ENTRIES SHOWN |

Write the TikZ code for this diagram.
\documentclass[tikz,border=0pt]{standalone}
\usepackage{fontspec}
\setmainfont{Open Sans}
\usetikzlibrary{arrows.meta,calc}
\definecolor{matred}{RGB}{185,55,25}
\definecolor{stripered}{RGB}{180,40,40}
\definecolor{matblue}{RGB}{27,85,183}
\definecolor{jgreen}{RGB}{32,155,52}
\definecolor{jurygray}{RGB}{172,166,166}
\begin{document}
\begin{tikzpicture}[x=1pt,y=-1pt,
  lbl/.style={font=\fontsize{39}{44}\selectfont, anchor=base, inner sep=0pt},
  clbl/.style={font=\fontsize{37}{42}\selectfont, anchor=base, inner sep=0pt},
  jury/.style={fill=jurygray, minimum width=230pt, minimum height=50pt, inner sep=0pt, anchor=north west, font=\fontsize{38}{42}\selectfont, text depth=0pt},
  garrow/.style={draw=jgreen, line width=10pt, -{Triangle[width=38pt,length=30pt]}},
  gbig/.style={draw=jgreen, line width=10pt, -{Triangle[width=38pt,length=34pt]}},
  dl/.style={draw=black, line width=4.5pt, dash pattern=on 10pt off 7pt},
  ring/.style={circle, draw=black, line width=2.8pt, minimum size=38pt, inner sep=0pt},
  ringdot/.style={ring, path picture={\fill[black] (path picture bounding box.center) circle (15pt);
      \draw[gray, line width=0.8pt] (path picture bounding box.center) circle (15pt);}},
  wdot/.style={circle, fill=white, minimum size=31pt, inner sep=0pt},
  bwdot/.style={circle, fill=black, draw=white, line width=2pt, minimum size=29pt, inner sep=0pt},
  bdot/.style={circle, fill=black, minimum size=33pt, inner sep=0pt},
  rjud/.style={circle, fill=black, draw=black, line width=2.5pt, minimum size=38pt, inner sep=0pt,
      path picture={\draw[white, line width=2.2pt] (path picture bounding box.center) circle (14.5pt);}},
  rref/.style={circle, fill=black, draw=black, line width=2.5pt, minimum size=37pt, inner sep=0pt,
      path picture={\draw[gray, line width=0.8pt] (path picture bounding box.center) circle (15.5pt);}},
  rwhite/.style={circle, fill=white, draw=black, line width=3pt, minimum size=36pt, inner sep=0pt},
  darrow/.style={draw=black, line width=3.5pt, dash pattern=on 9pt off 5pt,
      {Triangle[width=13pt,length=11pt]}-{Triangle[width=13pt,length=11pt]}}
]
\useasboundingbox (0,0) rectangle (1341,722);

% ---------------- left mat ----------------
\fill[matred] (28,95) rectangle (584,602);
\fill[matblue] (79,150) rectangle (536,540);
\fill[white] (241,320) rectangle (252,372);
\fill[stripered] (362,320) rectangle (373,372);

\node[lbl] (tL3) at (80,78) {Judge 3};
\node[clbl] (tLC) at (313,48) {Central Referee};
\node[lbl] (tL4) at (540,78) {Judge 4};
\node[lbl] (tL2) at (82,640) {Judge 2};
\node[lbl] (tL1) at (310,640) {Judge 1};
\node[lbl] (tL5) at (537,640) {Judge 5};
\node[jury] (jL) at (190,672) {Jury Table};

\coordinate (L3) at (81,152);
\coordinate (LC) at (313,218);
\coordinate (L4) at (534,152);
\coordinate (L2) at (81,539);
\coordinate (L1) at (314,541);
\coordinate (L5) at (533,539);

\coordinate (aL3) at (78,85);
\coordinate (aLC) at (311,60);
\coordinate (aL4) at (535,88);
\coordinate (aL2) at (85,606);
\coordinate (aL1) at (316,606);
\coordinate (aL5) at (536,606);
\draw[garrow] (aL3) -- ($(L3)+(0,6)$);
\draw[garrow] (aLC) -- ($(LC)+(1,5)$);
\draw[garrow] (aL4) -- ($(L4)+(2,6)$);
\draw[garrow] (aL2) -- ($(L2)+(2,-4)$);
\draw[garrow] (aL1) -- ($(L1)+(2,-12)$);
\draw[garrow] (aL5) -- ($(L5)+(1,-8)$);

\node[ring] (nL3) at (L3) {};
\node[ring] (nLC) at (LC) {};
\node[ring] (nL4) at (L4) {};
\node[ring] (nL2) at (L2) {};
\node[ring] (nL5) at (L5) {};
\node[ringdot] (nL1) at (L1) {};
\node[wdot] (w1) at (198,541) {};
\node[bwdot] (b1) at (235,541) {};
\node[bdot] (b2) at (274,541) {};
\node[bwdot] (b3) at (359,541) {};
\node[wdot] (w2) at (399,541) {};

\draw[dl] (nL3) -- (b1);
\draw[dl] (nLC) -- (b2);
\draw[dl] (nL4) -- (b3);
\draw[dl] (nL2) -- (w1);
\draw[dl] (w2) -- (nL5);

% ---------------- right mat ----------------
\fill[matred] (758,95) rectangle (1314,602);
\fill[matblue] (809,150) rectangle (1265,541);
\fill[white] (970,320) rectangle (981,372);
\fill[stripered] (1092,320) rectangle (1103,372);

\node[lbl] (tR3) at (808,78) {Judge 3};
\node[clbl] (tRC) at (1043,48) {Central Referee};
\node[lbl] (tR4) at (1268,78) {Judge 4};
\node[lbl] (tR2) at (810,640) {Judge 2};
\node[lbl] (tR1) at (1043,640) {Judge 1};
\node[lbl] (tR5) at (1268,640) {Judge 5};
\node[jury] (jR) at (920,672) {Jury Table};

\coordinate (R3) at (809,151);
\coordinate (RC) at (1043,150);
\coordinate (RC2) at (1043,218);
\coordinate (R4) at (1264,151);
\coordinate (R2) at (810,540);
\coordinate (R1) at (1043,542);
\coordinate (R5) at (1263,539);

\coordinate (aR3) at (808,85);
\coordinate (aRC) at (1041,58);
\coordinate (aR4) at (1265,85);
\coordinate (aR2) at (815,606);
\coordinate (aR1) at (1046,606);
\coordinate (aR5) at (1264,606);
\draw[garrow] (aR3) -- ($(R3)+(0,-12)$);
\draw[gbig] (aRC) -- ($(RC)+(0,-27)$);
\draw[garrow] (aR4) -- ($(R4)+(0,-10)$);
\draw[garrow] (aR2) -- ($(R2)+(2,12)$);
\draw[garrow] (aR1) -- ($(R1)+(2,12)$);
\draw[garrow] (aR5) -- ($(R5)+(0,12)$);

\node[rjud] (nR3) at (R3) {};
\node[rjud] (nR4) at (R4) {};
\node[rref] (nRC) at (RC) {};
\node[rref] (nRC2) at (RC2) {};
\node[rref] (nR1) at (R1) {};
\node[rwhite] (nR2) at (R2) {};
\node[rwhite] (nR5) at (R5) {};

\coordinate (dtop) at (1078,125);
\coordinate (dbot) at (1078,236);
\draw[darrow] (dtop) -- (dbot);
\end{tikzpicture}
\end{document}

--

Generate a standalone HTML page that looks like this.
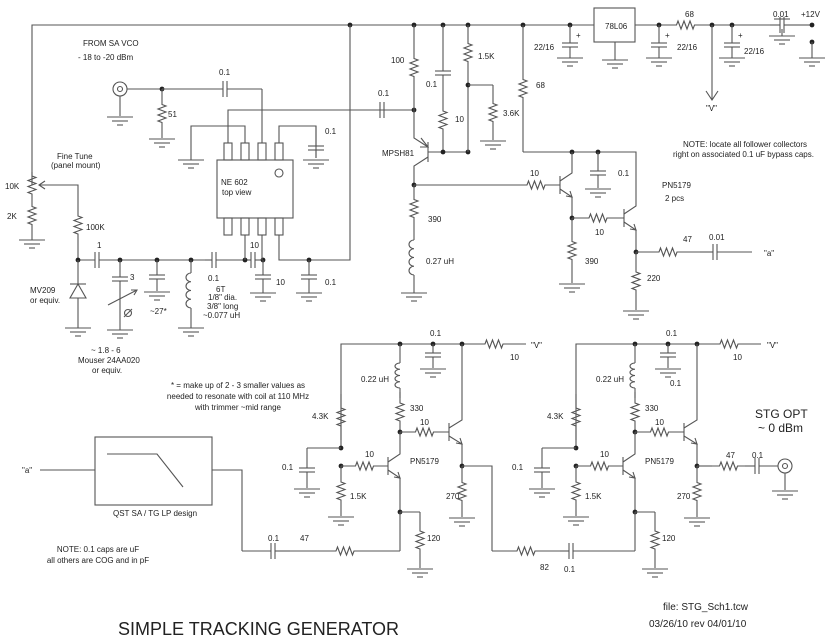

WHAT YOU HAVE TO DO | Which lines hold the string "standalone"? Copy all of them from the data above.

SOLUTION TO THE PROBLEM |
\documentclass[tikz,border=0pt]{standalone}
Generate a standalone HTML page that looks like this.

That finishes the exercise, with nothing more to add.